Holding — Whipple, J.
- The United States District Court for the Western District of Missouri held that the plaintiff was entitled to summary judgment on all three claims.
Rule
- A taxpayer is entitled to deductions for reasonable unpaid executor's commissions and attorney fees if they have been agreed upon and are expected to be paid, and the IRS cannot revalue gifts for estate tax purposes once the gift tax has been assessed and paid.
Reasoning
- The United States District Court reasoned that the IRS improperly denied the deductions for the unpaid executor's commissions and attorney fees, as these amounts were agreed upon and reasonable under Missouri law.
- The court emphasized that the IRS's refusal to allow the deductions was based on collateral disagreements rather than any doubts about payment, violating the relevant statutes and regulations.
- Regarding the promissory notes, the court found that both the intent of the parties and the nature of the documents indicated they were held as joint tenants with right of survivorship, which the IRS failed to challenge.
- Lastly, the court addressed the valuation of gifts, concluding that the IRS could not revalue gifts for estate tax purposes once the gift tax had been assessed and paid, as this would contradict established limitations.
- Thus, the court granted the plaintiff's motion for partial summary judgment on all claims.
Deep Dive: How the Court Reached Its Decision
Fee Deductions
The court reasoned that the IRS improperly denied the deductions for unpaid executor's commissions and attorney fees because these amounts were agreed upon and deemed reasonable under Missouri law.
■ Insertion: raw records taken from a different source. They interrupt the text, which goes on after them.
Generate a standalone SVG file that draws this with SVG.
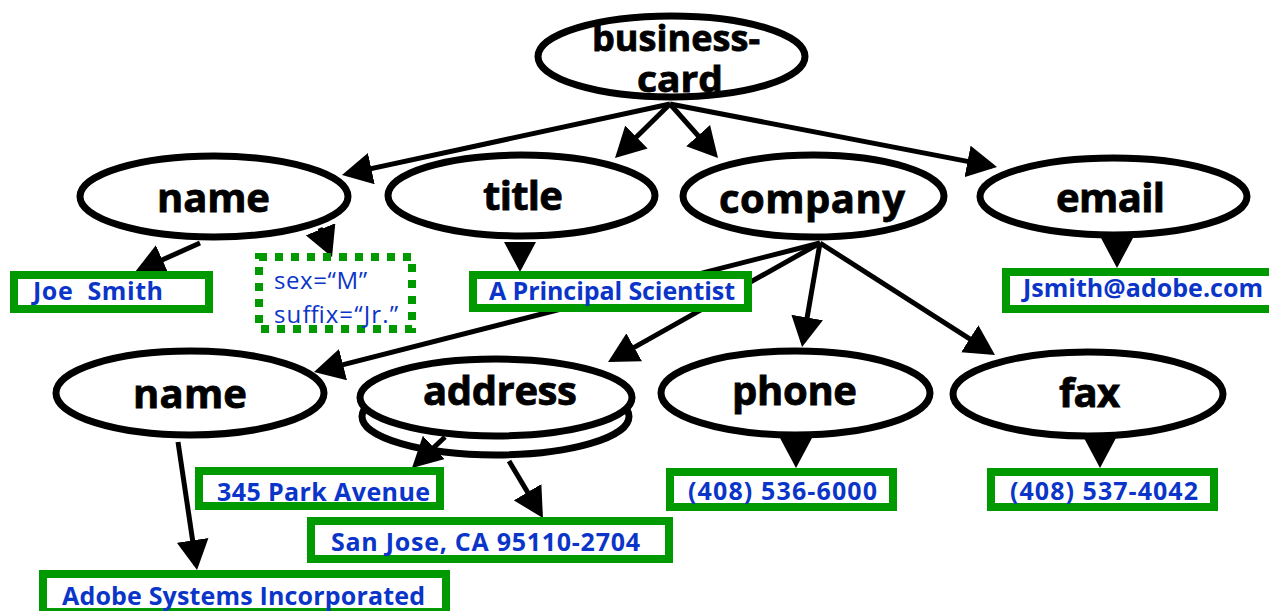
<svg xmlns="http://www.w3.org/2000/svg" width="1269" height="611" viewBox="0 0 1269 611">
<style>
.ell{fill:#fff;stroke:#000;stroke-width:7}
.lbl{font-family:"Open Sans","DejaVu Sans",sans-serif;font-weight:bold;font-size:40px;fill:#000;stroke:#000;stroke-width:0.8}
.top{font-size:36px}
.box{fill:#fff;stroke:#009900;stroke-width:8}
.dot{fill:#fff;stroke:#009900;stroke-width:8;stroke-dasharray:8 8}
.val{font-family:"Open Sans","DejaVu Sans",sans-serif;font-weight:bold;font-size:25px;fill:#0a35c8}
.att{font-family:"Open Sans","DejaVu Sans",sans-serif;font-size:24px;fill:#0a35c8}
.edge{stroke:#000;stroke-width:5;fill:none;marker-end:url(#ah)}
</style>
<defs>
<marker id="ah" markerUnits="userSpaceOnUse" viewBox="0 -16 30 32" refX="25" refY="0" markerWidth="30" markerHeight="32" orient="auto">
<path d="M0,-16 L30,0 L0,16 z" fill="#000"/>
</marker>
</defs>
<rect width="1269" height="611" fill="#fff"/>

<g id="node-business-card">
<ellipse class="ell" cx="671.5" cy="56.5" rx="133.5" ry="40.5"/>
<text class="lbl top"><tspan x="592" y="51" textLength="168" lengthAdjust="spacingAndGlyphs">business-</tspan><tspan x="637" y="92" textLength="86" lengthAdjust="spacingAndGlyphs">card</tspan></text>
</g>
<g id="node-name">
<ellipse class="ell" cx="214" cy="196.5" rx="134" ry="40.5"/>
<text class="lbl" x="157" y="212" textLength="113" lengthAdjust="spacing">name</text>
</g>
<g id="node-title">
<ellipse class="ell" cx="521.5" cy="195.5" rx="133.5" ry="40.5"/>
<text class="lbl" x="483" y="210" textLength="80" lengthAdjust="spacing">title</text>
</g>
<g id="node-company">
<ellipse class="ell" cx="813.5" cy="196" rx="130.5" ry="41"/>
<text class="lbl" x="719" y="213" textLength="186" lengthAdjust="spacing">company</text>
</g>
<g id="node-email">
<ellipse class="ell" cx="1113.5" cy="196.5" rx="133.5" ry="38.5"/>
<text class="lbl" x="1056" y="212" textLength="109" lengthAdjust="spacing">email</text>
</g>
<g id="node-company-name">
<ellipse class="ell" cx="190" cy="393" rx="134" ry="42"/>
<text class="lbl" x="133" y="408" textLength="114" lengthAdjust="spacing">name</text>
</g>
<g id="node-address">
<ellipse class="ell" cx="495.5" cy="416.5" rx="133.5" ry="38.5"/>
<ellipse class="ell" cx="496" cy="397.5" rx="136" ry="38.5"/>
<text class="lbl" x="423" y="405" textLength="154" lengthAdjust="spacing">address</text>
</g>
<g id="node-phone">
<ellipse class="ell" cx="795.5" cy="393" rx="134.5" ry="42"/>
<text class="lbl" x="732" y="405" textLength="125" lengthAdjust="spacing">phone</text>
</g>
<g id="node-fax">
<ellipse class="ell" cx="1088" cy="394" rx="135" ry="42"/>
<text class="lbl" x="1059" y="407" textLength="61" lengthAdjust="spacing">fax</text>
</g>

<g id="connectors">
<line class="edge" x1="670" y1="104" x2="346.9" y2="173.9"/>
<line class="edge" x1="670" y1="104" x2="618.6" y2="154.5"/>
<line class="edge" x1="670" y1="104" x2="714.7" y2="154.3"/>
<line class="edge" x1="670" y1="104" x2="992.1" y2="166.1"/>
<line class="edge" x1="200" y1="243" x2="139.6" y2="270"/>
<line class="edge" x1="320" y1="228" x2="330.1" y2="252.4"/>
<line class="edge" x1="520" y1="244" x2="520" y2="267"/>
<line class="edge" x1="1117" y1="240" x2="1117" y2="263"/>
<line class="edge" x1="820" y1="243" x2="318.8" y2="370.8"/>
<line class="edge" x1="820" y1="243" x2="612.4" y2="359.6"/>
<line class="edge" x1="820" y1="243" x2="802.9" y2="342.1"/>
<line class="edge" x1="820" y1="243" x2="990.8" y2="352.3"/>
<line class="edge" x1="178" y1="442" x2="196.3" y2="565.1"/>
<line class="edge" x1="445" y1="437" x2="415.6" y2="464.6"/>
<line class="edge" x1="509" y1="461" x2="540.4" y2="513.7"/>
<line class="edge" x1="796" y1="441" x2="796" y2="463"/>
<line class="edge" x1="1100" y1="441" x2="1100" y2="463"/>
</g>

<g id="node-joe-smith">
<rect class="box" x="14" y="275" width="195" height="34"/>
<text class="val" x="33" y="300" textLength="130" lengthAdjust="spacing" xml:space="preserve">Joe  Smith</text>
</g>
<g id="node-attributes">
<rect class="dot" x="259" y="257" width="153" height="72"/>
<text class="att" x="274" y="289" textLength="93" lengthAdjust="spacing">sex=“M”</text>
<text class="att" x="274" y="323" textLength="124" lengthAdjust="spacing">suffix=“Jr.”</text>
</g>
<g id="node-title-value">
<rect class="box" x="473" y="275" width="275" height="33"/>
<text class="val" x="489" y="300" textLength="246" lengthAdjust="spacing">A Principal Scientist</text>
</g>
<g id="node-email-value">
<rect class="box" x="1006" y="272" width="268" height="37"/>
<text class="val" x="1023" y="297" textLength="240" lengthAdjust="spacing">Jsmith@adobe.com</text>
</g>
<g id="node-street">
<rect class="box" x="199" y="471" width="241" height="35"/>
<text class="val" x="217" y="501" textLength="213" lengthAdjust="spacing">345 Park Avenue</text>
</g>
<g id="node-city">
<rect class="box" x="311" y="521" width="358" height="38"/>
<text class="val" x="331" y="551" textLength="309" lengthAdjust="spacing">San Jose, CA 95110-2704</text>
</g>
<g id="node-company-name-value">
<rect class="box" x="43" y="574" width="403" height="38"/>
<text class="val" x="62" y="605" textLength="363" lengthAdjust="spacing">Adobe Systems Incorporated</text>
</g>
<g id="node-phone-value">
<rect class="box" x="670" y="472" width="223" height="35"/>
<text class="val" x="688" y="500" textLength="189" lengthAdjust="spacing">(408) 536-6000</text>
</g>
<g id="node-fax-value">
<rect class="box" x="991" y="472" width="223" height="35"/>
<text class="val" x="1010" y="500" textLength="188" lengthAdjust="spacing">(408) 537-4042</text>
</g>
</svg>
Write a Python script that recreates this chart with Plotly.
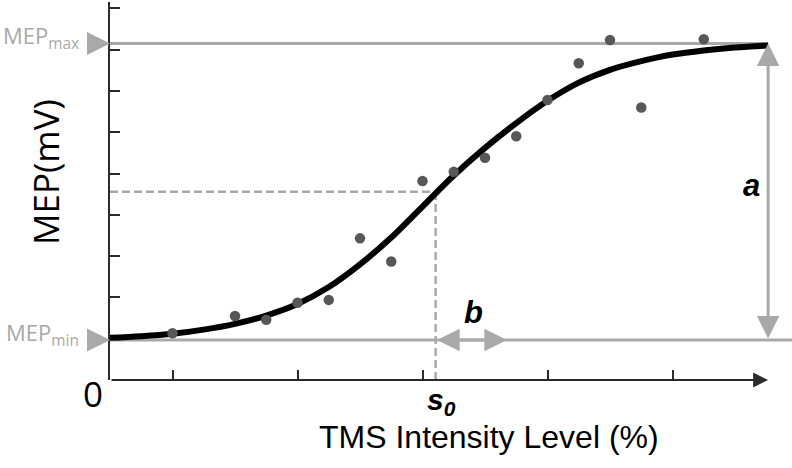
import plotly.graph_objects as go

# ---- data ----
intensity = [10, 20, 25, 30, 35, 40, 45, 50, 55, 60, 65, 70, 75, 80, 85, 95]
mep_values = [1.13, 1.55, 1.46, 1.87, 1.94, 3.43, 2.87, 4.82, 5.04, 5.38, 5.90, 6.78, 7.67, 8.23, 6.60, 8.25]

curve_intensity = [0, 5, 10, 15, 20, 25, 30, 35, 40, 45, 50, 55, 60, 65, 70, 75, 80, 85, 90, 95, 100, 105.3]
curve_mep = [1.02, 1.06, 1.12, 1.22, 1.36, 1.56, 1.84, 2.25, 2.80, 3.45, 4.20, 4.95, 5.62, 6.22, 6.76, 7.20, 7.51, 7.72, 7.88, 7.98, 8.05, 8.10]

mep_min = 0.97
mep_max = 8.15
s0 = 52.1
b_width = 11.4
x_end = 105.3

x_ticks = [10, 30, 50, 70, 90]
y_ticks = [1, 2, 3, 4, 5, 6, 7, 8, 9]

# ---- layout constants ----
W, H = 792, 468
ML, MR, MT, MB = 110, 0, 2, 88
X_RANGE = [0, 109.12]
Y_RANGE = [0, 9.1525]
y_half = (mep_min + mep_max) / 2

GRAY = '#a9a9a9'
DOT = '#575757'
AX = '#2b2b2b'
HUM = 'Open Sans'
ARI = 'Liberation Sans'


def px_to_paper(px, py):
    return (px - ML) / (W - ML - MR), (H - MB - py) / (H - MT - MB)


fig = go.Figure()
fig.add_trace(go.Scatter(x=curve_intensity, y=curve_mep, mode='lines',
                         line=dict(color='black', width=6, shape='spline'),
                         hoverinfo='skip'))
fig.add_trace(go.Scatter(x=intensity, y=mep_values, mode='markers',
                         marker=dict(color=DOT, size=10.5, line=dict(width=0))))

shapes = [
    dict(type='line', xref='x', yref='y', x0=0, x1=x_end, y0=mep_max, y1=mep_max,
         line=dict(color=GRAY, width=3), layer='below'),
    dict(type='line', xref='x', yref='y', x0=0, x1=X_RANGE[1], y0=mep_min, y1=mep_min,
         line=dict(color=GRAY, width=3), layer='below'),
    dict(type='line', xref='x', yref='y', x0=0, x1=s0, y0=y_half, y1=y_half,
         line=dict(color=GRAY, width=2.5, dash='8px,4px'), layer='below'),
    dict(type='line', xref='x', yref='y', x0=s0, x1=s0, y0=0, y1=y_half,
         line=dict(color=GRAY, width=2.5, dash='8px,4px'), layer='below'),
]

ann = []
# x axis with arrow
ann.append(dict(xref='x', yref='y', axref='x', ayref='y', x=x_end, y=0, ax=0, ay=0,
                text='', showarrow=True, arrowhead=2, arrowsize=1.5, arrowwidth=2,
                arrowcolor=AX))
# a arrow
ann.append(dict(xref='x', yref='y', axref='x', ayref='y', x=x_end, y=mep_max, ax=x_end, ay=mep_min,
                text='', showarrow=True, arrowside='end+start', arrowhead=2, startarrowhead=2,
                arrowsize=1.5, startarrowsize=1.5, arrowwidth=3, arrowcolor=GRAY))
# b arrow
ann.append(dict(xref='x', yref='y', axref='x', ayref='y', x=s0 + b_width, y=mep_min, ax=s0, ay=mep_min,
                text='', showarrow=True, arrowside='end+start', arrowhead=2, startarrowhead=2,
                arrowsize=1.5, startarrowsize=1.5, arrowwidth=3, arrowcolor=GRAY))
# left markers for MEPmax / MEPmin
for yv in (mep_max, mep_min):
    ann.append(dict(xref='x', yref='y', x=0, y=yv, ax=-23, ay=0, text='', showarrow=True,
                    arrowhead=2, arrowsize=2.3, arrowwidth=2, arrowcolor=GRAY))
# texts
ann.append(dict(xref='x', yref='y', x=0, y=mep_max, xanchor='right', yanchor='middle',
                xshift=-29, yshift=6, text='MEP<sub>max</sub>', showarrow=False,
                font=dict(family=HUM, size=22, color=GRAY)))
ann.append(dict(xref='x', yref='y', x=0, y=mep_min, xanchor='right', yanchor='middle',
                xshift=-29, yshift=6, text='MEP<sub>min</sub>', showarrow=False,
                font=dict(family=HUM, size=22, color=GRAY)))
ann.append(dict(xref='x', yref='y', x=0, y=0, xanchor='center', yanchor='middle',
                xshift=-17, yshift=-13, text='0', showarrow=False,
                font=dict(family=HUM, size=35, color='black')))
ann.append(dict(xref='x', yref='y', x=s0, y=0, xanchor='center', yanchor='middle',
                xshift=6, yshift=-21, text='s<sub>0</sub>', showarrow=False,
                font=dict(family=ARI, size=30, color='black', weight='bold', style='italic')))
ann.append(dict(xref='x', yref='y', x=x_end, y=y_half, xanchor='center', yanchor='middle',
                xshift=-17, yshift=6, text='a', showarrow=False,
                font=dict(family=ARI, size=31, color='black', weight='bold', style='italic')))
ann.append(dict(xref='x', yref='y', x=s0 + b_width / 2, y=mep_min, xanchor='center', yanchor='middle',
                xshift=2, yshift=27, text='b', showarrow=False,
                font=dict(family=ARI, size=31, color='black', weight='bold', style='italic')))
tx, ty = px_to_paper(489, 437)
ann.append(dict(xref='paper', yref='paper', x=tx, y=ty, xanchor='center', yanchor='middle',
                text='TMS Intensity Level (%)', showarrow=False,
                font=dict(family=ARI, size=32, color='black')))
yx, yy = px_to_paper(45, 172)
ann.append(dict(xref='paper', yref='paper', x=yx, y=yy, xanchor='center', yanchor='middle',
                text='MEP(mV)', textangle=-90, showarrow=False,
                font=dict(family=HUM, size=35, color='black')))

fig.update_layout(
    width=W, height=H,
    margin=dict(l=ML, r=MR, t=MT, b=MB),
    paper_bgcolor='white', plot_bgcolor='white',
    showlegend=False,
    shapes=shapes, annotations=ann,
    xaxis=dict(range=X_RANGE, showgrid=False, zeroline=False, showline=False,
               ticks='inside', tickvals=x_ticks, ticklen=10, tickwidth=1.5, tickcolor=AX,
               showticklabels=False, fixedrange=True),
    yaxis=dict(range=Y_RANGE, showgrid=False, zeroline=False, showline=True,
               linecolor=AX, linewidth=2,
               ticks='inside', tickvals=y_ticks, ticklen=10, tickwidth=2, tickcolor=AX,
               showticklabels=False, fixedrange=True, layer='below traces'),
)

fig.write_html('out.html', config={'displayModeBar': False},
               post_script="document.body.style.margin='0px';document.body.style.overflow='hidden';")
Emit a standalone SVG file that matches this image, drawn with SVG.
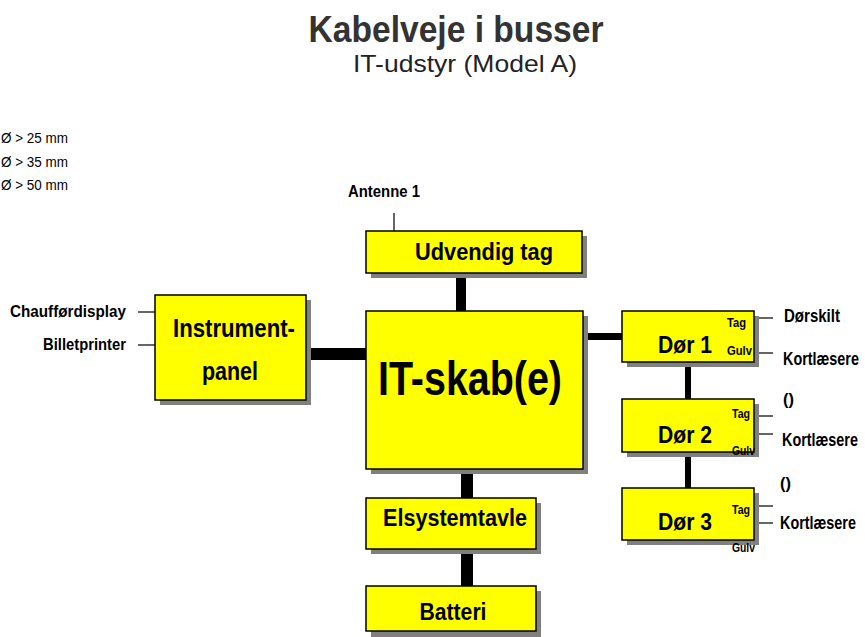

The court noted that the relevant provisions of the Internal Revenue Manual allowed for deductions of reasonable fees, even if they had not yet been paid, as long as the amounts were agreed upon and the district director was satisfied that they would be paid. The IRS agent, Criss Kirchoff, had denied the deductions based on the claim that the case was "unagreed," which the court found to be an inappropriate basis for refusal since the unpaid fees were established as reasonable and agreed upon. The court pointed out that the IRS's refusal to allow the deductions stemmed from collateral disagreements about other issues rather than any genuine uncertainty regarding the payment of the fees. Thus, the court concluded that the government failed to provide any evidence to counter the plaintiff's assertion that there were no material facts in dispute, resulting in the plaintiff being entitled to summary judgment on this claim.
Promissory Notes
In addressing the ownership of the promissory notes, the court found that the intent of the parties and the nature of the notes indicated they were held as joint tenants with right of survivorship. The IRS contended that Kansas law applied, which presumed the notes were owned as tenants in common due to the decedent and his wife's residence in Kansas. However, the court noted that the notes were executed in Missouri, where they would be presumed to be held as tenants by the entirety, consistent with the parties' intentions. The affiant, Paul Douthat, provided a statement indicating that the notes were intended to represent joint obligations, stemming from a history of similar loans made from the couple's joint bank account. The court highlighted that the IRS did not challenge the assertion that the parties' intent should control the ownership determination, leading to the conclusion that the parties intended the notes to reflect a joint tenancy.
Gift Valuation
Regarding the valuation of gifts made by the decedent's wife, the court concluded that the IRS could not revalue these gifts for estate tax purposes after the gift tax had been assessed and paid. The IRS sought to increase the value of the gifts, which would have resulted in an increase in the decedent's estate tax liability. However, the court recognized that under 26 U.S.C. § 2504(c), the IRS was barred from revaluing gifts once the three-year period for assessing additional gift tax had expired. The court maintained that the unified system of estate and gift taxation does not permit the IRS to indirectly impose taxes on previously assessed gifts by altering their value for estate tax calculation. The court emphasized that allowing such revaluation would effectively extend the statutory limitations period indefinitely, contradicting the clear intent of Congress. Therefore, the court ruled that the IRS could not revalue the gifts for estate tax purposes, supporting the plaintiff's claim.
Conclusion
The court found in favor of the plaintiff on all three claims, granting summary judgment based on the lack of genuine issues of material fact. The reasoning established that the IRS's denial of deductions for unpaid executor's commissions and attorney fees was improper, as these amounts were reasonable and agreed upon under applicable law. Additionally, the court affirmed that the promissory notes were held as joint tenants with right of survivorship, based on the parties' intent and the nature of the documents. Lastly, the court concluded that the IRS could not revalue the gifts for estate tax purposes after the gift tax had been paid, adhering to established statutory limitations. Consequently, the plaintiff's motion for partial summary judgment was granted in full, affirming the merits of the claims presented.